Calculation of Annual Benefits Compensation

The court examined the calculation of Phillips's annual benefits compensation, which was a critical component in determining her long-term disability benefits. The plan specified that this figure should be based on base pay and certain incentive awards at the time she became disabled. MetLife used a figure derived from Verizon's records, which included verification that this amount accurately reflected Phillips’s earnings during the specified period. The court rejected Phillips's argument that her check stubs provided a different figure, stating that her interpretation included elements not considered base pay under the plan. Furthermore, the court emphasized that MetLife's calculation had a rational basis in the record, particularly since it was corroborated by Verizon’s confirmation of her earnings, thus affirming the appropriateness of the annual benefits compensation determined by MetLife.

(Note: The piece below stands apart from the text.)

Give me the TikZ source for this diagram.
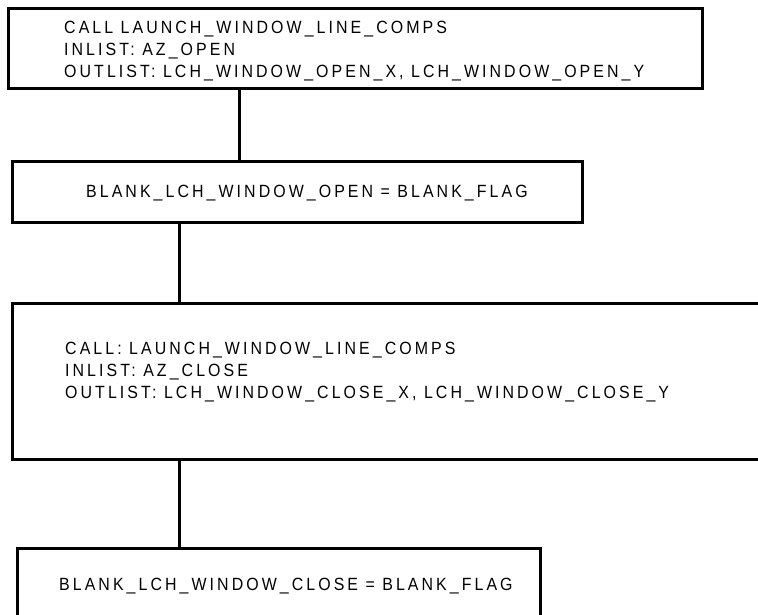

Interpretation of Pension Benefits Offset

In addressing the pension benefits offset, the court analyzed whether MetLife's interpretation of the term "receive" in the plan was legally correct. Phillips contended that she had not "received" her pension benefits since they were rolled over into an IRA rather than paid directly to her. However, the court concluded that the term "receive" should be understood in its ordinary and popular sense, meaning that Phillips had indeed received those benefits when she elected to take a lump-sum distribution from her pension plan. The court held that a rollover into an IRA did not negate the fact that the pension amount had been paid to her and was within her control. Thus, MetLife's interpretation that these pension benefits should offset her long-term disability benefits was upheld as consistent with a fair reading of the plan.

Conclusion of the Court

Ultimately, the court affirmed the trial court's summary judgment in favor of Metropolitan Life Insurance Company and The Verizon Employee Benefits Committee. The court found that MetLife's calculations and interpretations regarding Phillips's benefits were reasonable and supported by substantial evidence. It emphasized that the authority granted to MetLife under the plan allowed it to make final determinations about eligibility and benefit calculations. The court's analysis indicated that MetLife did not abuse its discretion in applying the plan terms, and it upheld the procedures followed in calculating Phillips's benefits and offsets. This decision reinforced the principle that plan administrators have significant discretion in interpreting plan provisions as long as their interpretations are reasonable and supported by the evidence in the administrative record.